I don't know how people usually further filter structural variations, after making callings using multiple softwares (Pindel, CNVnator, Delly, Breakdancer, StriP.....you name it) ?
I'd like further prioritize those supported (reciprocal 70%) by at least two softwares. Does that sound reasonable? Intuitively I think so because SV identifications are still very noisy and technologically very challenging compared to SNP calling. I also saw some paper did the same (http://www.nature.com/articles/srep18501). But if I'm correct, in 1000Genome Project they "merged" to come up with a union based on output from 9 algorithms.
I proposed the above to my professors (they are geneticists but not bioinformaticians, basically have zero knowledge about NGS-based SV calling) and they thought "supported by at least two softwares" or "70% reciprocal overlap" are simply too arbitrary. How would I explain and convince them? Personally I think lots of procedures in SV calling and filter are indeed very arbitrary given the complex nature of structural variation and challenge for NGS-based calling.
Here are some thoughts about this:
(1) The most accurate consensus approach is probably merging across sequencing technologies such as merging an illumina and a PacBio call set.
(2) If you have only illumina data available then calls reported by multiple orthogonal methods should be better (e.g., merging a read-depth call set with a paired-end call set instead of merging 2 paired-end call sets).
(3) Assuming you are doing germline SV calling in a larger cohort then (a) create a separate population call set using each caller, (b) assess the FDR of each call set and (c) merge only call sets that pass a pre-defined FDR threshold.
(4) I actually do agree with your professors that current merging procedures are ad hoc and not satisfactory but still commonly applied because they appear to show an accuracy advantage (e.g. see MetaSV, PMID: 25861968). The merging itself can possibly be improved: (a) Require a reciprocal overlap threshold and a max. breakpoint offset (b) For common SVs, you can require in addition genotype concordance (c) You can try a repeat-aware merging of SVs (see PMID: 25979471).
Many thanks!
(1) Merging an illumina and Pacbio, here by "merge" you mean intersection or union?
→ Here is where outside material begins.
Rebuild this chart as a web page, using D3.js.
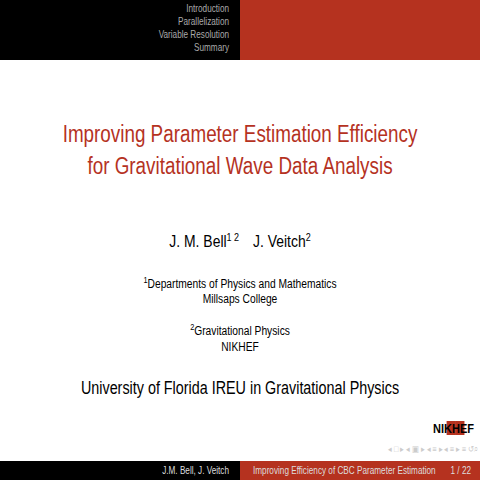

(2) I only have illumina, again, "merging a read-depth call set with a paired-end", here by "merge" you mean intersection or union? Also, I ran CNVnator as read-depth caller, but I found Delly/Breakdancer share very few intersection with CNVnator. (But I pre-filtered CNVnator output setting certain p-value shreshold)
(3) I'm not doing germline SV calling in tumor, but similarly I'm trying to find rare/novel SV for neurological disease by filtering out common deletions in 1000Genome project. Btw, How to assess FDR? Using well-sequenced samples like NA12828? Or you mean to validate SV for my own samples using array/PCR?
For (1) and (2) I meant the intersection using a rec. overlap threshold and a max. breakpoint offset as constraints. For (3) an FDR estimate using your cohort of samples is better than using "only" NA12878 but not always feasible, of course.